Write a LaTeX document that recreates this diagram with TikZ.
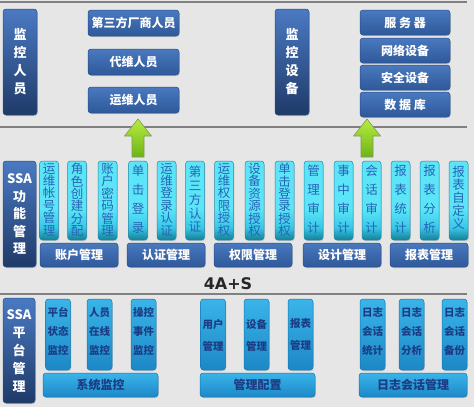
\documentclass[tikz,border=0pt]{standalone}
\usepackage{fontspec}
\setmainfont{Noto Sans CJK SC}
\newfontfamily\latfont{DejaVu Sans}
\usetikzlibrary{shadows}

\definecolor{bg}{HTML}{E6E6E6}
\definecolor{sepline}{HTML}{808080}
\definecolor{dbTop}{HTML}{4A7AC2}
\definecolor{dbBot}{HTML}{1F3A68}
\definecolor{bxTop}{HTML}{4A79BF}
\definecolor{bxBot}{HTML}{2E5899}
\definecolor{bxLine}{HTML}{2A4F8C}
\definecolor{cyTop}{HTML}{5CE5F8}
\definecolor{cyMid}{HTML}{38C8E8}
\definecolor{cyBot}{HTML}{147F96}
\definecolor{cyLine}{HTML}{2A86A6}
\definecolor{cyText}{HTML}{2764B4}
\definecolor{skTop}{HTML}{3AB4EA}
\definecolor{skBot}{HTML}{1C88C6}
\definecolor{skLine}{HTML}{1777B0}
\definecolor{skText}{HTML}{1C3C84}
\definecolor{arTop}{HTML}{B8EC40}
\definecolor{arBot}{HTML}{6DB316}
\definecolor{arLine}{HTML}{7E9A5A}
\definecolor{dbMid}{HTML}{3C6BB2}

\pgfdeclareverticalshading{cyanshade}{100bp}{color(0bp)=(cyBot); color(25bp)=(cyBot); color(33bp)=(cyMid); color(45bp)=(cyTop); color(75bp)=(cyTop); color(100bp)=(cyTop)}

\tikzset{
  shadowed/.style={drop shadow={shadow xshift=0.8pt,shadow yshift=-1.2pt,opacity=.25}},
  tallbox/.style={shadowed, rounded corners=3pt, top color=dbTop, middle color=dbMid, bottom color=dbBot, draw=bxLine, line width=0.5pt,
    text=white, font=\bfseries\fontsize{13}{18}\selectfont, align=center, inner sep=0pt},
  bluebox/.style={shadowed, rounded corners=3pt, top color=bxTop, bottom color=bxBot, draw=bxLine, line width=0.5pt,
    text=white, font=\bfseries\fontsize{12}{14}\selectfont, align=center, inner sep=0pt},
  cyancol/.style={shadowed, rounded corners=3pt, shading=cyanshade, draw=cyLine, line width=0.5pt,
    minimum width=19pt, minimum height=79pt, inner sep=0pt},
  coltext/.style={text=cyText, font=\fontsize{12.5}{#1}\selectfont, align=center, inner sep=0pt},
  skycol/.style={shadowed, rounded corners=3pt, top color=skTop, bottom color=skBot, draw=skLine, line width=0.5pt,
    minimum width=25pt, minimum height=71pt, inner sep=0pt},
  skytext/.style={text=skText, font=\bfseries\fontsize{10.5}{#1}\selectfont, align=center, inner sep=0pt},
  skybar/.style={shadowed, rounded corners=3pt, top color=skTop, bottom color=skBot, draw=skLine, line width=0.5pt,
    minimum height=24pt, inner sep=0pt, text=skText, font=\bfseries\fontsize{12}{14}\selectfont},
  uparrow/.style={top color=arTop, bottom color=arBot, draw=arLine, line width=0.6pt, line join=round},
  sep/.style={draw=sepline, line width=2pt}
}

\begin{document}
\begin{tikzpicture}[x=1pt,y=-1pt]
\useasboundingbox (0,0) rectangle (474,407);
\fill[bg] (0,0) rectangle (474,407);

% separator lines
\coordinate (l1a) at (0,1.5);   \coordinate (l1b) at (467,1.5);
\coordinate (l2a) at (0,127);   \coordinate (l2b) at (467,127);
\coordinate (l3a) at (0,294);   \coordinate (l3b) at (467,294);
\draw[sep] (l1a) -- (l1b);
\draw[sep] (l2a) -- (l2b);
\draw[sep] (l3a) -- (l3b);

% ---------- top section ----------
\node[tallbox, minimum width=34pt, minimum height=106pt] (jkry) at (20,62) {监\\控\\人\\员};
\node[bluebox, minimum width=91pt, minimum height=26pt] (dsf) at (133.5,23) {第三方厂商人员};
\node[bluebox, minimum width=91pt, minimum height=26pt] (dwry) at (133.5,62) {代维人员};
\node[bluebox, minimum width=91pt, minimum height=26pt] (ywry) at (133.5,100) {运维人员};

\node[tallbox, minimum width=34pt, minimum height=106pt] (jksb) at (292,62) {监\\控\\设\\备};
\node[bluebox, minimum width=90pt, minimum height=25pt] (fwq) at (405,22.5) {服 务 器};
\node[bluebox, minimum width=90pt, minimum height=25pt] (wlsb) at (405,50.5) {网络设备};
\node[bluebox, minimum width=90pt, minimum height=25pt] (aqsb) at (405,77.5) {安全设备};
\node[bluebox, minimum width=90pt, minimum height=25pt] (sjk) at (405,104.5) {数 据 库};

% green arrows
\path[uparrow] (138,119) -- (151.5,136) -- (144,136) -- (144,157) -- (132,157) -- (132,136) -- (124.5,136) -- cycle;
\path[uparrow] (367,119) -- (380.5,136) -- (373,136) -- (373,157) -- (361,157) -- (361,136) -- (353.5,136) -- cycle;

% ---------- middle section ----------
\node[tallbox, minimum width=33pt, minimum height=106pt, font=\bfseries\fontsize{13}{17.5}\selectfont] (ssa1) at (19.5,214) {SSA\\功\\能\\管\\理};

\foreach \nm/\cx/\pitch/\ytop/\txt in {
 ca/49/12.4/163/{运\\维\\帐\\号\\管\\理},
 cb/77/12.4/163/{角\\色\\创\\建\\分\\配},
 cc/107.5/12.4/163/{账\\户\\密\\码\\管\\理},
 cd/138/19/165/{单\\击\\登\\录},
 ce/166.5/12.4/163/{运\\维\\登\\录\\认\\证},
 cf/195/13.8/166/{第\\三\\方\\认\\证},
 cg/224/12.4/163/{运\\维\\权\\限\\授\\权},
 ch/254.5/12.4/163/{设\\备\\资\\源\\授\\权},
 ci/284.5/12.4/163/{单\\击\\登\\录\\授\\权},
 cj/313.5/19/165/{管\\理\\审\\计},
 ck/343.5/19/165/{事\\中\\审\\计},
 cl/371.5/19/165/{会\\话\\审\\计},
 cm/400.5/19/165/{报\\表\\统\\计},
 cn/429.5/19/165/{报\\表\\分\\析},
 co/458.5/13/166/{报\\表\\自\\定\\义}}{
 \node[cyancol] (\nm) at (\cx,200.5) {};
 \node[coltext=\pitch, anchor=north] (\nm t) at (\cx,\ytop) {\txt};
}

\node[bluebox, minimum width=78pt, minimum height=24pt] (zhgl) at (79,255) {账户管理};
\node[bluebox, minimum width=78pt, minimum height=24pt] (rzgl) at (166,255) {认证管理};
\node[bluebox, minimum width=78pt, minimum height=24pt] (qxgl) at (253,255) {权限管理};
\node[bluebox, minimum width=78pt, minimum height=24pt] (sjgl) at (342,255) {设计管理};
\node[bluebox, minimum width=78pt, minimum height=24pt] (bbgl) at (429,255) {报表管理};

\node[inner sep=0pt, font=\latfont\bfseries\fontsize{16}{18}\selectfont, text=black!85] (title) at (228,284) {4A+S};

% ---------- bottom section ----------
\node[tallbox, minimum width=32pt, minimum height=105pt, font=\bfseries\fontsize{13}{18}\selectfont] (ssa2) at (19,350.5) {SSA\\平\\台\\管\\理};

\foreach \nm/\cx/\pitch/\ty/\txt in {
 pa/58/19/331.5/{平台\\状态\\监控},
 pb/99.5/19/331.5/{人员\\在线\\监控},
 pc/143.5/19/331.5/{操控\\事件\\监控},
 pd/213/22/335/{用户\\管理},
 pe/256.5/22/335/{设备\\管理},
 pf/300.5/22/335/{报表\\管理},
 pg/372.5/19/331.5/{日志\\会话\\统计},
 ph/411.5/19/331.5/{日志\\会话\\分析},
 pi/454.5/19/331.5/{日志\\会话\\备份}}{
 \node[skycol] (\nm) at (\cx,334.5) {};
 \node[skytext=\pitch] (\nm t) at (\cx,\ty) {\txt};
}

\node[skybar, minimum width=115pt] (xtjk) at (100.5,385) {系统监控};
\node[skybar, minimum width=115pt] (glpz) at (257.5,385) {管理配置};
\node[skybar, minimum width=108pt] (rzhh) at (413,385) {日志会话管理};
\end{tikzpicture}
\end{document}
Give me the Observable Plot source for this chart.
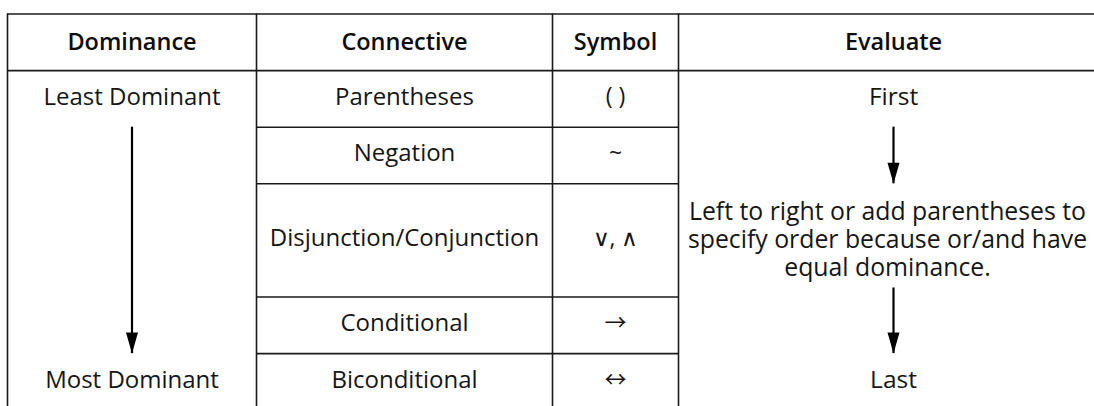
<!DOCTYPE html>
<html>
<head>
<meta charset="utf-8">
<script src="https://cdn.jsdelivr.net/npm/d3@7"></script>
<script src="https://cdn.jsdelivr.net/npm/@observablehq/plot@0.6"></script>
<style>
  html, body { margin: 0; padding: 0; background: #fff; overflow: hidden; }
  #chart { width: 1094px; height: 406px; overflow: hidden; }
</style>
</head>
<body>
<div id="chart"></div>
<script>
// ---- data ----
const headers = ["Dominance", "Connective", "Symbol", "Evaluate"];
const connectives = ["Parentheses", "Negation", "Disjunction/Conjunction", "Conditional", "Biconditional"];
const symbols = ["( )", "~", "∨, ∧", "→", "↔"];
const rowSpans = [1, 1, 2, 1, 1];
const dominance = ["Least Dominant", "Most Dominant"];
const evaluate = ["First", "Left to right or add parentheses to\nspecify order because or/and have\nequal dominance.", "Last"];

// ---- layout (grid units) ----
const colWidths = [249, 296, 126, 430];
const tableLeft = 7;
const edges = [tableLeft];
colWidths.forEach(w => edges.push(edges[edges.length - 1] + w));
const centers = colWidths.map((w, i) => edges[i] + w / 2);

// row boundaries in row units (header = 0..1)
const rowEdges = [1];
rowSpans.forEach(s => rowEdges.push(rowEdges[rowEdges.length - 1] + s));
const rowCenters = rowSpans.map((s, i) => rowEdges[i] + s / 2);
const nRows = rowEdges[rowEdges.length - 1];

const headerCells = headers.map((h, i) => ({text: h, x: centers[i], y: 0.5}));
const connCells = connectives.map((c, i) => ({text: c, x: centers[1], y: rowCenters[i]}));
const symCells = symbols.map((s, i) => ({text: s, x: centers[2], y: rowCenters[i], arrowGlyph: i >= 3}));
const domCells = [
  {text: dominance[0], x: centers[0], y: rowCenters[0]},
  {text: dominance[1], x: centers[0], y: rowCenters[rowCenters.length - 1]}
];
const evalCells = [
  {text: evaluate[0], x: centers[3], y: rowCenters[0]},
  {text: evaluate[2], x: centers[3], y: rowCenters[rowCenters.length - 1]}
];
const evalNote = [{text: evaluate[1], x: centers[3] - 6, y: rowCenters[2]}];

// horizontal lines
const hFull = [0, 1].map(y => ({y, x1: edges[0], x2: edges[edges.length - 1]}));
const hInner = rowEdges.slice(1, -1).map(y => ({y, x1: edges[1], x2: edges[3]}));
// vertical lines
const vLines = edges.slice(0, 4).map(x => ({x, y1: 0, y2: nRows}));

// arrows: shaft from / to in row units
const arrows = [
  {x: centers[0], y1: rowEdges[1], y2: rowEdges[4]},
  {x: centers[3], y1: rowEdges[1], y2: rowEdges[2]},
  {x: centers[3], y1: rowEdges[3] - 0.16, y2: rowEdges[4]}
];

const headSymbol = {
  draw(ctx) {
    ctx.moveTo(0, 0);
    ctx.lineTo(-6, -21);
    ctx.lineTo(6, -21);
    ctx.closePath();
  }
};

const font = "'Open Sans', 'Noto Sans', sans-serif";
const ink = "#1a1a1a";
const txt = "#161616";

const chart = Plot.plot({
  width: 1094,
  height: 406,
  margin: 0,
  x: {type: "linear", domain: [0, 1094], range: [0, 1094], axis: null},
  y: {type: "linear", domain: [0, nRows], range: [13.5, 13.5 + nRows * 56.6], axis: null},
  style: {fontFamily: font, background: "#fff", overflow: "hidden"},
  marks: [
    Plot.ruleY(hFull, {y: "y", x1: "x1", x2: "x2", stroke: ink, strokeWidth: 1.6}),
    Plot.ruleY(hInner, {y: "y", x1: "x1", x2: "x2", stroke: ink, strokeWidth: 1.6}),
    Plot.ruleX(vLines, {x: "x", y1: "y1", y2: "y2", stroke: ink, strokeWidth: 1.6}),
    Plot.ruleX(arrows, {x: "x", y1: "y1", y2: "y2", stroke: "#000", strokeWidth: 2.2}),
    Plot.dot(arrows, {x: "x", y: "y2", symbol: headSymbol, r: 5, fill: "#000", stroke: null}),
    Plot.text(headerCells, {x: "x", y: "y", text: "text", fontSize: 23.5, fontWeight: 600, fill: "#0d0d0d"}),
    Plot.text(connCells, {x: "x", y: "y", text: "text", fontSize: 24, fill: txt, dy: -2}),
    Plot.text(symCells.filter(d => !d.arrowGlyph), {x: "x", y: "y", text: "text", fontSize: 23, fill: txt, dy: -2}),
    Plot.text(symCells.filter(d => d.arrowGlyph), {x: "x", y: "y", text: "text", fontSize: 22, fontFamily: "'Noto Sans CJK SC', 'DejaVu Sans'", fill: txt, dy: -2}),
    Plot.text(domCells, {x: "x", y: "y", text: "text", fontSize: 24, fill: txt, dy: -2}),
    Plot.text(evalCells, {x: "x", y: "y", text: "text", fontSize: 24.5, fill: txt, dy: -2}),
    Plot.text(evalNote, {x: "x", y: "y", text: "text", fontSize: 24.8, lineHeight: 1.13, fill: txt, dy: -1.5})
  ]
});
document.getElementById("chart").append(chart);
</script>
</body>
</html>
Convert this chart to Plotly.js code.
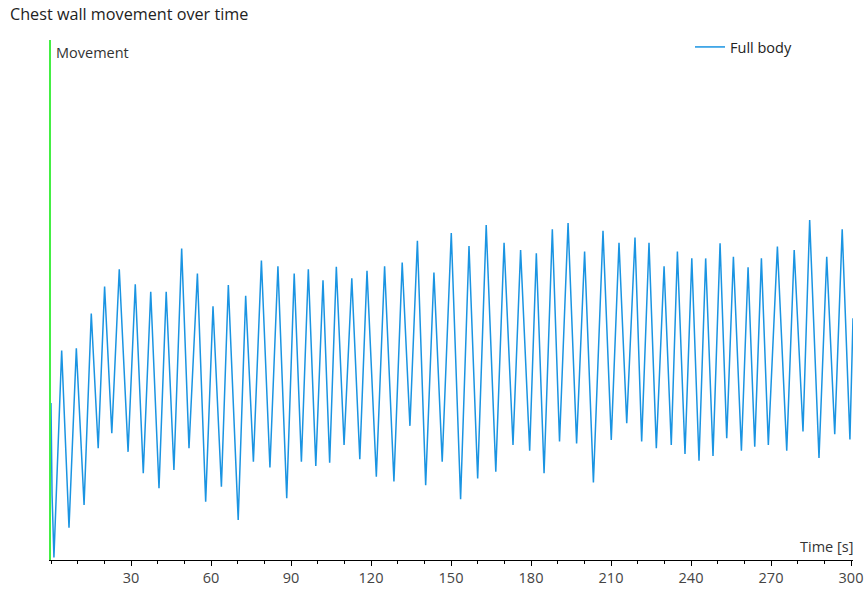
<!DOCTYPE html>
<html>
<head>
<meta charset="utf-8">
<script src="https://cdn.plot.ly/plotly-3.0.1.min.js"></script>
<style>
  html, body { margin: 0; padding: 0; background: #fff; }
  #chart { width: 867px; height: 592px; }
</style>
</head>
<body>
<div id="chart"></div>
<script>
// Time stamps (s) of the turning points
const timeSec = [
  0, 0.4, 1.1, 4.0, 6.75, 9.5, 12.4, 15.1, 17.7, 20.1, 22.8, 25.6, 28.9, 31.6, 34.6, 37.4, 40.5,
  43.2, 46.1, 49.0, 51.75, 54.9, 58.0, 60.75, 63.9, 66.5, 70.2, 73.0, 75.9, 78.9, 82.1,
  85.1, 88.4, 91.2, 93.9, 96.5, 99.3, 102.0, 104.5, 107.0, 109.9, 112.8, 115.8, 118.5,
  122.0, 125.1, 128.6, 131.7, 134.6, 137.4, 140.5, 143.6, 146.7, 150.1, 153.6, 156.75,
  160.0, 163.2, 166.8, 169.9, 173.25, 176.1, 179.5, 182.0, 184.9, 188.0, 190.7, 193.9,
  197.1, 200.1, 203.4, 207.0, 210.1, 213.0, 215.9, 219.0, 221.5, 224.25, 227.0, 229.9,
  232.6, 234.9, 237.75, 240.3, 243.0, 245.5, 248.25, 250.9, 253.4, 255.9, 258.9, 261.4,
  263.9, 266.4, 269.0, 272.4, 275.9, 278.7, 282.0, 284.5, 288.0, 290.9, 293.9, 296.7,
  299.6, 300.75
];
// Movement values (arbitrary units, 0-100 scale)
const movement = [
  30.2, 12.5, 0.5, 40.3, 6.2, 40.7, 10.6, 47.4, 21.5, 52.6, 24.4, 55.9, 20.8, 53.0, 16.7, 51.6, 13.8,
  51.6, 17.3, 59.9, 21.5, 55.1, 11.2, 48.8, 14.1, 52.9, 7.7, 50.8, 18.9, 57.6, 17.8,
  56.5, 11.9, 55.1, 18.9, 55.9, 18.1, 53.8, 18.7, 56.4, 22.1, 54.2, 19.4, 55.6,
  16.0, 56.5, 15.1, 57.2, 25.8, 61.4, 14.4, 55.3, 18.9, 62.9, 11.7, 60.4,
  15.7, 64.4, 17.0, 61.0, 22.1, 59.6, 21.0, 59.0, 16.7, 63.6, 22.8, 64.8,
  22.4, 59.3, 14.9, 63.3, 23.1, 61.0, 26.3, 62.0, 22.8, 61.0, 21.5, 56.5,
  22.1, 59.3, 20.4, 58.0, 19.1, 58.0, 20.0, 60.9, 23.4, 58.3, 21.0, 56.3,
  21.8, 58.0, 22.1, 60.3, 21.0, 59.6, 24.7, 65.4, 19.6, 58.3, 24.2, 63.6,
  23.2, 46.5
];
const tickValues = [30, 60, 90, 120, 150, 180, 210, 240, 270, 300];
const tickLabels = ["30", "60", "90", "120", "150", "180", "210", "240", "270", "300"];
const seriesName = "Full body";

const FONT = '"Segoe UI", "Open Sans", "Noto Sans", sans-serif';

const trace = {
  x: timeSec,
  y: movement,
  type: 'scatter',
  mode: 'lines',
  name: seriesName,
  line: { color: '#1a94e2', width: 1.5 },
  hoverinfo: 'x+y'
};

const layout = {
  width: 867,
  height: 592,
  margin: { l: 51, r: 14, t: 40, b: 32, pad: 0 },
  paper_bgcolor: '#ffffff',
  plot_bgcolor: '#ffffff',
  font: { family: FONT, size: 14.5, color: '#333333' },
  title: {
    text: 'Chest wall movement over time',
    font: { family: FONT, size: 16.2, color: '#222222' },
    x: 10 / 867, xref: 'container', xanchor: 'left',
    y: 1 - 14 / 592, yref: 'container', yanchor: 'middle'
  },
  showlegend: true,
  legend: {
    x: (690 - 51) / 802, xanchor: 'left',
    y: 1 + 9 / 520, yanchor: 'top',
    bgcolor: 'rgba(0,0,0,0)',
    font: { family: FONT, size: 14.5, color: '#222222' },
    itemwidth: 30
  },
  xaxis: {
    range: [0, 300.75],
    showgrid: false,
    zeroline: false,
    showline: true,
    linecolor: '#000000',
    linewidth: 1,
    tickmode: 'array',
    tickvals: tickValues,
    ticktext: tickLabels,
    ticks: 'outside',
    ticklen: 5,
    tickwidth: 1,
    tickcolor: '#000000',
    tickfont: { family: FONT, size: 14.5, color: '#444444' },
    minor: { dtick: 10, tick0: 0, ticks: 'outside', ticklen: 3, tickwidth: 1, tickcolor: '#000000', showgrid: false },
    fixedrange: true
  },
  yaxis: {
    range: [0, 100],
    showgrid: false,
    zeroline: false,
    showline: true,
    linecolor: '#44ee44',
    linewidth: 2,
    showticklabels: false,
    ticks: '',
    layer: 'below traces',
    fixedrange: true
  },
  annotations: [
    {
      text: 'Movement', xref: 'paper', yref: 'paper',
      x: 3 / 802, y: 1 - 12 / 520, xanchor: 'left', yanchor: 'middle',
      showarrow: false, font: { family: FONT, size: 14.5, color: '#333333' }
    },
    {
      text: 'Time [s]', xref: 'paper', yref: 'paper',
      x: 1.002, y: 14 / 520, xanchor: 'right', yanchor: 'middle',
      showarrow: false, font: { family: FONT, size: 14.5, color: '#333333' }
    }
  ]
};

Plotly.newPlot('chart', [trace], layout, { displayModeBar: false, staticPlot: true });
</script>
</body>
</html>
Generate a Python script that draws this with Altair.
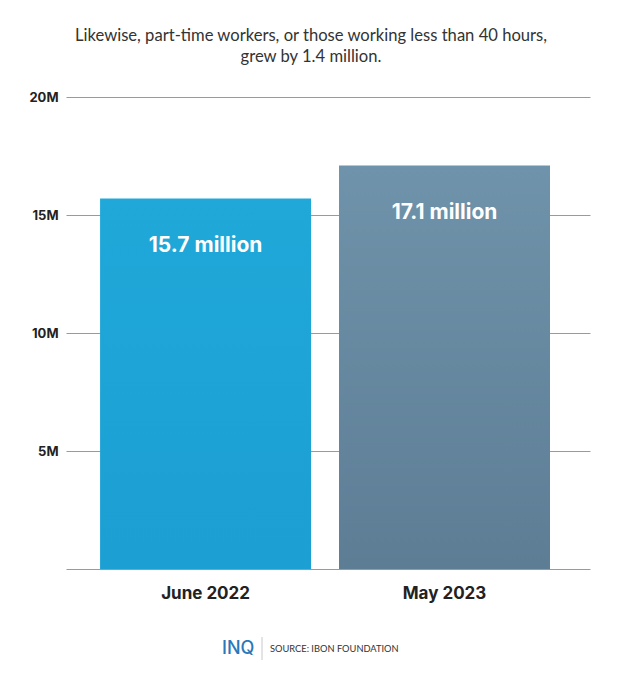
────────
**Exercise instructions**
From the top of the listing above, repeat each line exactly until you reach the line containing "color(25bp)=(cyBot); color(33bp)=(cyMid); color(45bp)=(cyTop);", and repeat that one too. Leave the pictures out.

**Written answer**
Write a LaTeX document that recreates this diagram with TikZ.
\documentclass[tikz,border=0pt]{standalone}
\usepackage{fontspec}
\setmainfont{Noto Sans CJK SC}
\newfontfamily\latfont{DejaVu Sans}
\usetikzlibrary{shadows}

\definecolor{bg}{HTML}{E6E6E6}
\definecolor{sepline}{HTML}{808080}
\definecolor{dbTop}{HTML}{4A7AC2}
\definecolor{dbBot}{HTML}{1F3A68}
\definecolor{bxTop}{HTML}{4A79BF}
\definecolor{bxBot}{HTML}{2E5899}
\definecolor{bxLine}{HTML}{2A4F8C}
\definecolor{cyTop}{HTML}{5CE5F8}
\definecolor{cyMid}{HTML}{38C8E8}
\definecolor{cyBot}{HTML}{147F96}
\definecolor{cyLine}{HTML}{2A86A6}
\definecolor{cyText}{HTML}{2764B4}
\definecolor{skTop}{HTML}{3AB4EA}
\definecolor{skBot}{HTML}{1C88C6}
\definecolor{skLine}{HTML}{1777B0}
\definecolor{skText}{HTML}{1C3C84}
\definecolor{arTop}{HTML}{B8EC40}
\definecolor{arBot}{HTML}{6DB316}
\definecolor{arLine}{HTML}{7E9A5A}
\definecolor{dbMid}{HTML}{3C6BB2}

\pgfdeclareverticalshading{cyanshade}{100bp}{color(0bp)=(cyBot); color(25bp)=(cyBot); color(33bp)=(cyMid); color(45bp)=(cyTop); color(75bp)=(cyTop); color(100bp)=(cyTop)}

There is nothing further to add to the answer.